## Start

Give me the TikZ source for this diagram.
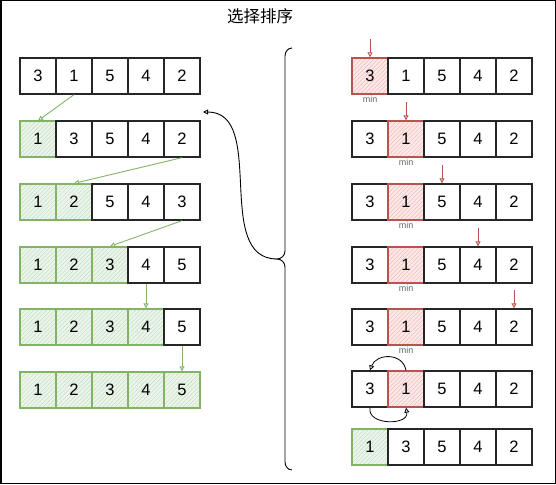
\documentclass[tikz,border=0pt]{standalone}
\usepackage{fontspec}
\setmainfont{Liberation Sans}
\newfontfamily\cjk{Noto Sans CJK SC}
\usepackage{xcolor}
\usepackage{tikz}
\usetikzlibrary{arrows.meta,positioning,calc,patterns.meta}

\definecolor{grline}{HTML}{82B366}
\definecolor{grfill}{HTML}{D5E8D4}
\definecolor{rdline}{HTML}{B85450}
\definecolor{rdfill}{HTML}{F8CECC}

\tikzset{
  cell/.style={draw=black!85, line width=1.3pt, minimum size=36pt, inner sep=0pt, font=\fontsize{16.5}{18}\selectfont},
  donecell/.style={cell, draw=grline, preaction={fill=grfill!45}, pattern={Lines[angle=45,distance=3pt,line width=0.5pt]}, pattern color=grfill!80!grline},
  mincell/.style={cell, draw=rdline, preaction={fill=rdfill!45}, pattern={Lines[angle=45,distance=3pt,line width=0.5pt]}, pattern color=rdfill!85!rdline},
  minlabel/.style={font=\fontsize{9}{10}\selectfont, text=black!60, inner sep=1pt},
  grarrow/.style={->, draw=grline, line width=0.9pt},
  rdarrow/.style={->, draw=rdline, line width=0.9pt},
}

\begin{document}
\begin{tikzpicture}[x=1pt, y=1pt, >={Triangle[open,length=5pt,width=5pt]}]
    \useasboundingbox (0,0) rectangle (556,-484);
    \draw[line width=1.5pt] (0.75,-0.75) rectangle (555.25,-483.25);
    \node[font=\cjk\fontsize{16.5}{18}\selectfont] (title) at (260,-16) {选择排序};

    % left: result after each pass
    \foreach \r/\y/\vals/\ng in {1/76/{3,1,5,4,2}/0, 2/139/{1,3,5,4,2}/1, 3/202/{1,2,5,4,3}/2,
                                  4/265/{1,2,3,4,5}/3, 5/327/{1,2,3,4,5}/4, 6/390/{1,2,3,4,5}/5}{
      \foreach \v [count=\c] in \vals {
        \ifnum\c>\ng
          \node[cell] (l\r-\c) at (2+36*\c,-\y) {\v};
        \else
          \node[donecell] (l\r-\c) at (2+36*\c,-\y) {\v};
        \fi
      }
    }
    \draw[grarrow] (l1-2.south) -- (l2-1.north);
    \draw[grarrow] (l2-5.south) -- (l3-2.north);
    \draw[grarrow] (l3-5.south) -- (l4-3.north);
    \draw[grarrow] (l4-4.south) -- (l5-4.north);
    \draw[grarrow] (l5-5.south) -- (l6-5.north);

    % right: first pass, step by step
    \foreach \r/\y/\mk/\pt in {1/76/1/1, 2/139/2/2, 3/202/2/3, 4/265/2/4, 5/327/2/5, 6/389/2/0}{
      \foreach \v [count=\c] in {3,1,5,4,2}{
        \ifnum\c=\mk
          \node[mincell] (r\r-\c) at (334+36*\c,-\y) {\v};
        \else
          \node[cell] (r\r-\c) at (334+36*\c,-\y) {\v};
        \fi
      }
      \ifnum\pt>0
        \node[minlabel, below=0pt of r\r-\mk] (m\r) {min};
        \coordinate (p\r) at ([yshift=18pt]r\r-\pt.north);
        \draw[rdarrow] (p\r) -- (r\r-\pt.north);
      \fi
    }
    \foreach \v [count=\c] in {1,3,5,4,2}{
      \ifnum\c=1
        \node[donecell] (r7-\c) at (334+36*\c,-447) {\v};
      \else
        \node[cell] (r7-\c) at (334+36*\c,-447) {\v};
      \fi
    }
    % swap
    \draw[->, line width=0.8pt] (r6-2.north) to[out=100, in=70, looseness=1.3] (r6-1.north);
    \draw[->, line width=0.8pt] (r6-1.south) to[out=-100, in=-80, looseness=1.3] (r6-2.south);

    % brace and back arrow
    \draw[line width=0.9pt] (292,-48) to[out=180,in=90] (285,-56) -- (285,-251)
        to[out=-90,in=0] (277,-259) coordinate (tip) to[out=0,in=90] (285,-267)
        -- (285,-462) to[out=-90,in=180] (292,-470);
    \coordinate (back) at (203,-112);
    \draw[->, line width=0.9pt] (tip) to[out=180, in=0] (back);
\end{tikzpicture}
\end{document}
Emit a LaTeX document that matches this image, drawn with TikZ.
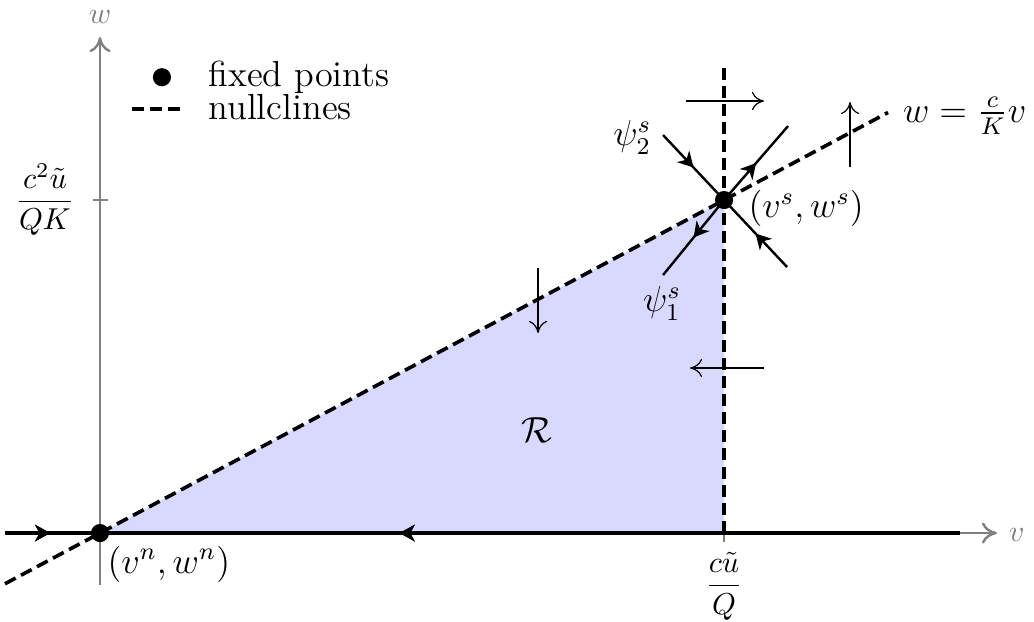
\documentclass[tikz,border=0pt]{standalone}
\usepackage{amsmath,amssymb}
\usetikzlibrary{positioning,arrows.meta,decorations.markings}

\begin{document}
\begin{tikzpicture}
    \tikzset{
      axis/.style = {thick, draw=gray, -{To[length=5pt,width=7pt]}},
      axislabel/.style = {text=gray},
      nullcline/.style = {very thick, dash pattern=on 4pt off 2pt},
      fixedpt/.style = {circle, fill=black, inner sep=0pt, minimum size=6pt},
      flow/.style = {thin, -{To[length=4pt,width=6pt]}},
      manifold/.style = {thick},
      tickmark/.style = {thick, draw=gray},
      biglabel/.style = {font=\large},
      markfwd/.style = {postaction={decorate}, decoration={markings, mark=at position #1 with {\arrow{Stealth[length=5pt,width=5.5pt,inset=1.5pt]}}}},
      markback/.style = {postaction={decorate}, decoration={markings, mark=at position #1 with {\arrow{Stealth[length=5pt,width=5.5pt,inset=1.5pt,reversed]}}}}
    }
    \useasboundingbox (-1.163,-1.023) rectangle (10.860,6.198);

    \coordinate (pt_n) at (0,0);
    \coordinate (pt_s) at (7.256,3.872);
    \coordinate (foot_s) at (7.256,0);
    \coordinate (top_s) at (7.256,5.477);
    \coordinate (null_left) at (-1.105,-0.590);
    \coordinate (null_right) at (9.163,4.890);
    \coordinate (v_start) at (-1.105,0);
    \coordinate (v_end) at (10.43,0);
    \coordinate (line_end) at (10.0,0);
    \coordinate (w_start) at (0,-0.605);
    \coordinate (w_end) at (0,5.767);
    \coordinate[above left=0.756cm and 0.709cm of pt_s.center] (psi2_a);
    \coordinate[below right=0.779cm and 0.733cm of pt_s.center] (psi2_b);
    \coordinate[above right=0.860cm and 0.744cm of pt_s.center] (psi1_a);
    \coordinate[below left=0.872cm and 0.709cm of pt_s.center] (psi1_b);

    \fill[blue!15] (pt_n) -- (pt_s) -- (foot_s) -- cycle;

    \draw[axis] (v_start) -- (v_end);
    \draw[axis] (w_start) -- (w_end);
    \draw[tickmark] (-0.087,3.872) -- (0.087,3.872);
    \draw[tickmark] (7.256,-0.1) -- (7.256,0.087);
    \node[axislabel] (v_lab) at (10.66,-0.02) {$v$};
    \node[axislabel] (w_lab) at (0,6.0) {$w$};

    \draw[very thick, markfwd=0.0473, markback=0.429] (v_start) -- (line_end);

    \draw[nullcline] (foot_s) -- (top_s);
    \draw[nullcline] (null_left) -- (null_right);

    \draw[manifold, markfwd=0.5] (psi2_a) -- (pt_s);
    \draw[manifold, markfwd=0.5] (psi2_b) -- (pt_s);
    \draw[manifold, markfwd=0.5] (pt_s) -- (psi1_a);
    \draw[manifold, markfwd=0.5] (pt_s) -- (psi1_b);

    \draw[flow] (6.814,5.023) -- (7.721,5.023);
    \draw[flow] (8.721,4.256) -- (8.721,5.012);
    \draw[flow] (5.093,3.081) -- (5.093,2.326);
    \draw[flow] (7.721,1.919) -- (6.86,1.919);

    \node[fixedpt] (fixed_n) at (pt_n) {};
    \node[fixedpt] (fixed_s) at (pt_s) {};

    \node[biglabel, anchor=west, inner sep=0pt] (vn_lab) at (0.08,-0.36) {$(v^n,w^n)$};
    \node[biglabel, anchor=west, inner sep=0pt] (vs_lab) at (7.535,3.77) {$(v^s,w^s)$};
    \node[biglabel] (psi2_lab) at (6.19,4.60) {$\psi_2^s$};
    \node[biglabel] (psi1_lab) at (6.535,2.674) {$\psi_1^s$};
    \node (vtick_lab) at (7.256,-0.62) {$\dfrac{c\tilde{u}}{Q}$};
    \node (wtick_lab) at (-0.64,3.872) {$\dfrac{c^2\tilde{u}}{QK}$};
    \node[biglabel, anchor=west, inner sep=0pt] (null_lab) at (9.33,4.85) {$w=\frac{c}{K}v$};
    \node[biglabel] (region_lab) at (5.08,1.2) {$\mathcal{R}$};

    \node[fixedpt] (leg_dot) at (0.72,5.30) {};
    \node[biglabel, anchor=west, inner sep=0pt] (leg_fixed) at (1.256,5.30) {fixed points};
    \draw[nullcline] (0.372,4.93) -- (0.988,4.93);
    \node[biglabel, anchor=west, inner sep=0pt] (leg_null) at (1.256,4.95) {nullclines};
\end{tikzpicture}
\end{document}
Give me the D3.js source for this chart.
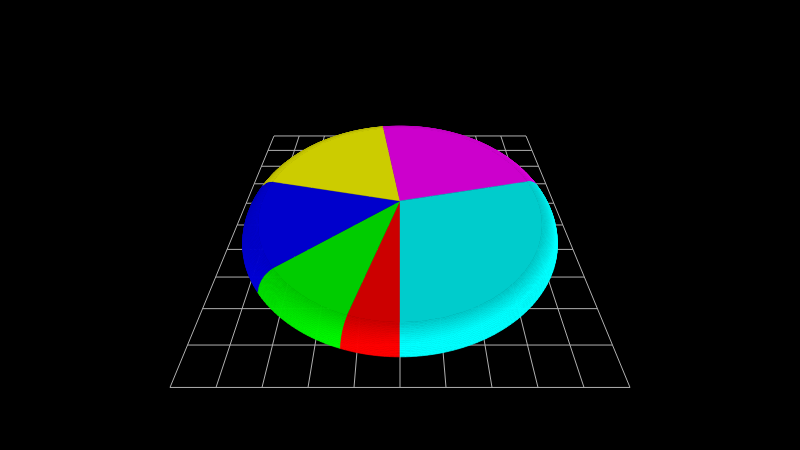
<!DOCTYPE html>
<html><head><meta charset="utf-8">
<script src="https://cdn.jsdelivr.net/npm/d3@7/dist/d3.min.js"></script>
<style>html,body{margin:0;padding:0;background:#000;overflow:hidden}svg{display:block}</style>
</head><body><svg id="c" width="800" height="450"></svg>
<script>
const categories = ["A","B","C","D","E","F"];
const values = [1,2,3,4,5,6];
const colors = ["#ff0000","#00ff00","#0000ff","#ffff00","#ff00ff","#00ffff"];
const gridDivisions = d3.range(0,11);

const svg = d3.select("#c");
svg.append("rect").attr("width",800).attr("height",450).attr("fill","#000");

// perspective camera fitted to the ground grid
const cx = 400, horizon = -168.7, groundK = 2.418;
const invScale = d3.scaleLinear().domain([-1,1]).range([1/126,1/230]);
function project(u,v,z){
  const s = 1/invScale(v);
  return [cx+u*s, horizon+(groundK-z)*s];
}
const gridPos = d3.scaleLinear().domain([0,10]).range([-1,1]);
const line = d3.line();
const grid = svg.append("g").attr("fill","none").attr("stroke","#b0b0b0").attr("stroke-width",1);
gridDivisions.forEach(i=>{
  const t = gridPos(i);
  grid.append("path").attr("d",line([project(t,-1,0),project(t,1,0)]));
  grid.append("path").attr("d",line([project(-1,t,0),project(1,t,0)]));
});

// pie solid: flat top + rounded rim
const R0=.845, R1=.93, zTop=.148, zRim=.067, bands=20;
const rimP = d3.range(0,bands+1).map(i=>i/bands);
const rad = d3.scaleLinear().domain([0,1]).range([R0,R1]);
const hgt = d3.scaleLinear().domain([0,1]).range([zTop,zRim]);
function rimPoint(a,p){
  const q=p*Math.PI/2, r=rad(Math.sin(q)), z=hgt(1-Math.cos(q));
  return project(r*Math.sin(a),-r*Math.cos(a),z);
}
function shade(a,p){
  const dir=a-Math.PI/2;           // heading: 0 right, 90deg front, 180deg left
  const g=.04+.24*Math.cos(dir-1);
  return Math.max(0,Math.min(1,.8+Math.pow(Math.sin(p*Math.PI/2),1.3)*g));
}
function tint(hex,k){const c=d3.rgb(hex);return d3.rgb(c.r*k,c.g*k,c.b*k).formatRgb();}
function area(pts){let s=0;pts.forEach((p,i)=>{const q=pts[(i+1)%pts.length];s+=p[0]*q[1]-q[0]*p[1];});return s;}

const arcs = d3.pie().sort(null).startAngle(Math.PI).endAngle(3*Math.PI)(values);
const step = Math.PI/120;
const pie = svg.append("g");
arcs.forEach((d,i)=>{
  const n=Math.max(2,Math.ceil((d.endAngle-d.startAngle)/step));
  const as=d3.range(0,n+1).map(k=>d.startAngle+(d.endAngle-d.startAngle)*k/n);
  for(let b=0;b<bands;b++){
    const p1=rimP[b],p2=rimP[b+1];
    for(let k=0;k<n;k++){
      const pts=[rimPoint(as[k],p1),rimPoint(as[k+1],p1),rimPoint(as[k+1],p2),rimPoint(as[k],p2)];
      if(area(pts)>=0) continue;
      const col=tint(colors[i],shade((as[k]+as[k+1])/2,(p1+p2)/2));
      pie.append("path").attr("d",line(pts)+"Z").attr("fill",col).attr("stroke",col).attr("stroke-width",.7);
    }
  }
});
arcs.forEach((d,i)=>{
  const n=Math.ceil((d.endAngle-d.startAngle)/step);
  const rimPts=d3.range(0,n+1).map(k=>rimPoint(d.startAngle+(d.endAngle-d.startAngle)*k/n,0));
  const col=tint(colors[i],.8);
  pie.append("path").attr("d",line([project(0,0,zTop),...rimPts])+"Z").attr("fill",col).attr("stroke",col).attr("stroke-width",.4);
});
</script></body></html>
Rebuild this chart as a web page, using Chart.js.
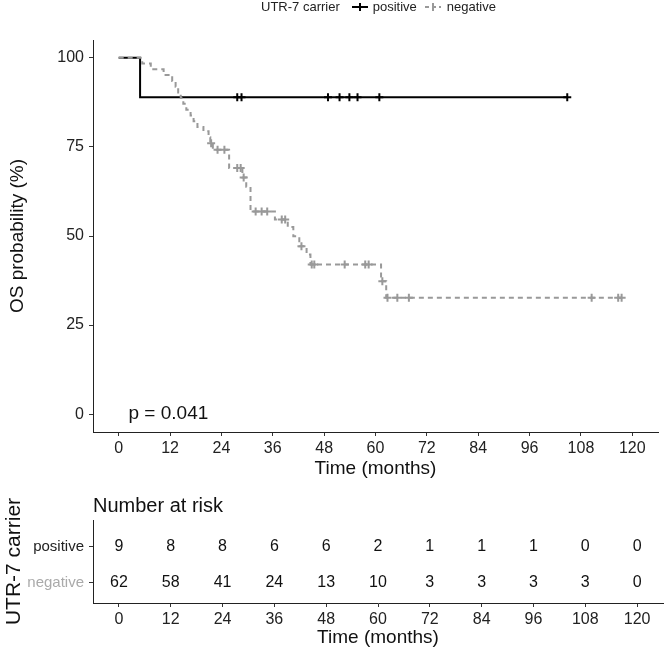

## End

Exercise description: Quote the lines above exactly, starting with the one that has "Give me the D3.js source for this chart." and ending with the one that has "const gridDivisions = d3.range(0,11);"; drop the pictures and include nothing else.

Output for this task:
Give me the D3.js source for this chart.
<!DOCTYPE html>
<html><head><meta charset="utf-8">
<script src="https://cdn.jsdelivr.net/npm/d3@7/dist/d3.min.js"></script>
<style>html,body{margin:0;padding:0;background:#000;overflow:hidden}svg{display:block}</style>
</head><body><svg id="c" width="800" height="450"></svg>
<script>
const categories = ["A","B","C","D","E","F"];
const values = [1,2,3,4,5,6];
const colors = ["#ff0000","#00ff00","#0000ff","#ffff00","#ff00ff","#00ffff"];
const gridDivisions = d3.range(0,11);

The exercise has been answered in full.